Transformative reforms must go together with anti-systemic alternatives from below. The left must fight to win: against austerity, for a basic income grant, public employment, free quality public services, land redistribution, housing, public transport, healthcare, education, food sovereignty and democratic municipalities. Cooperatives, solidarity economies, community energy, agroecology, social housing, local production, food systems, worker ownership and public-community partnerships must become part of socialist practice, not side projects. The left must also confront patriarchy internally and externally. The unpaid care work and social reproduction labor carried by women is not secondary to class struggle; it is central to capitalism and to socialist transformation. And it must rebuild pan-African and internationalist solidarities, starting with the domestic fight against xenophobia.
There is no socialist nirvana waiting somewhere above us. We must begin from what we have. While the Conference of the Left is an important development, we cannot ignore that exhausted left theories and strategies are still present and dominant. Left renewal is only at its beginning. We have fragmented unions, weakened movements, uneven community struggles, contradictory parties, NGOs with skills, radical intellectuals, local campaigns, youth anger, feminist struggles, land occupations, informal worker formations, anti-austerity initiatives, cooperative experiments and the still restless working class. But we must not merely add these together. We must transform them into a new historic bloc.
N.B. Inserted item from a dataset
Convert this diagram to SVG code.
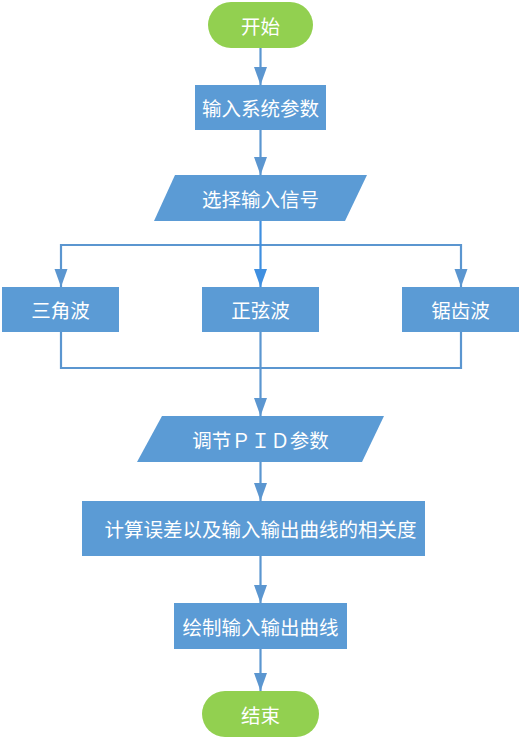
<svg xmlns="http://www.w3.org/2000/svg" width="521" height="739" viewBox="0 0 521 739">
<style>
.box{fill:#5B9BD5;}
.term{fill:#92D050;}
.t{fill:#ffffff;font-family:"Noto Sans CJK SC","Liberation Sans",sans-serif;font-size:19.5px;text-anchor:middle;dominant-baseline:central;}
.c{fill:none;stroke:#5B96D0;stroke-width:2.2;}
.c2{fill:none;stroke:#3F8FE0;stroke-width:2.2;}
</style>
<defs>
<marker id="a" markerUnits="userSpaceOnUse" markerWidth="18" markerHeight="14" refX="18" refY="7" orient="auto">
<path d="M0,0.5 L18,7 L0,13.5 z" fill="#5B96D0"/>
</marker>
<marker id="a2" markerUnits="userSpaceOnUse" markerWidth="18" markerHeight="14" refX="18" refY="7" orient="auto">
<path d="M0,0.5 L18,7 L0,13.5 z" fill="#3F8FE0"/>
</marker>
</defs>
<rect width="521" height="739" fill="#ffffff"/>
<g id="connectors">
<path class="c" d="M260.5,48 V85" marker-end="url(#a)"/>
<path class="c" d="M260.5,130 V175" marker-end="url(#a)"/>
<path class="c" d="M260.5,245 H61 V287" marker-end="url(#a)"/>
<path class="c" d="M260.5,245 H461 V287" marker-end="url(#a)"/>
<path class="c2" d="M260.5,221 V287" marker-end="url(#a2)"/>
<path class="c" d="M61,332 V368 H461 V332"/>
<path class="c" d="M260.5,332 V416" marker-end="url(#a)"/>
<path class="c" d="M260.5,462 V501" marker-end="url(#a)"/>
<path class="c" d="M260.5,556 V603" marker-end="url(#a)"/>
<path class="c" d="M260.5,649 V691" marker-end="url(#a)"/>
</g>
<g id="start">
<rect class="term" x="208" y="2" width="105" height="46" rx="23" ry="23"/>
<text class="t" x="260.5" y="25">开始</text>
</g>
<g id="input-params">
<rect class="box" x="195" y="85" width="131" height="45"/>
<text class="t" x="260.5" y="107.5">输入系统参数</text>
</g>
<g id="select-signal">
<polygon class="box" points="175,175 367,175 345,221 154,221"/>
<text class="t" x="260.5" y="198">选择输入信号</text>
</g>
<g id="triangle">
<rect class="box" x="2" y="287" width="117" height="45"/>
<text class="t" x="60.5" y="309.5">三角波</text>
</g>
<g id="sine">
<rect class="box" x="202" y="287" width="117" height="45"/>
<text class="t" x="260.5" y="309.5">正弦波</text>
</g>
<g id="sawtooth">
<rect class="box" x="402" y="287" width="117" height="45"/>
<text class="t" x="460.5" y="309.5">锯齿波</text>
</g>
<g id="tune-pid">
<polygon class="box" points="162,416 384,416 362,462 137,462"/>
<text class="t" x="260.5" y="439">调节ＰＩＤ参数</text>
</g>
<g id="compute">
<rect class="box" x="82" y="501" width="343" height="55"/>
<text class="t" x="260.5" y="528.5">计算误差以及输入输出曲线的相关度</text>
</g>
<g id="plot">
<rect class="box" x="174" y="603" width="173" height="46"/>
<text class="t" x="260.5" y="626">绘制输入输出曲线</text>
</g>
<g id="end">
<rect class="term" x="202" y="691" width="117" height="46" rx="23" ry="23"/>
<text class="t" x="260.5" y="714">结束</text>
</g>
</svg>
The lesson from the past is not that left renewal is impossible. It is that it cannot be proclaimed from above, substituted by a party, reduced to elections, romanticized through nostalgia, or purified through denunciation. It must be built through struggle. The mass movements of the 1980s and early 1990s teach us the power of organized people. The TAC teaches us the power of combining knowledge, law, direct action and grassroots organization. The DLF teaches us the limits of activist networks without mass anchoring. The NUMSA moment teaches us the limits of union substitutionism and premature electoralism. Fees Must Fall teaches us that youth revolt can open new terrains if the left has the capacity to organize them. The Unemployed People’s Movement (UPM) of Makhanda has waged sustained popular struggles over 20 years, becoming a force to be reckoned with in the 2021 local elections as part of the Makana Citizens Front—demonstrating the necessary link between social and political forces.
The current crisis teaches us that reaction will advance where the left is absent. The Conference of the Left must now learn these lessons. The left will not be renewed by desktop commentary, by purity, or by yet another organizational shortcut. It will be renewed by popular struggles, by building the power, confidence, movements, consciousness and institutions of the popular classes—combined with renewed theory, strategy and unifying program. We need to build what we need. Act we must.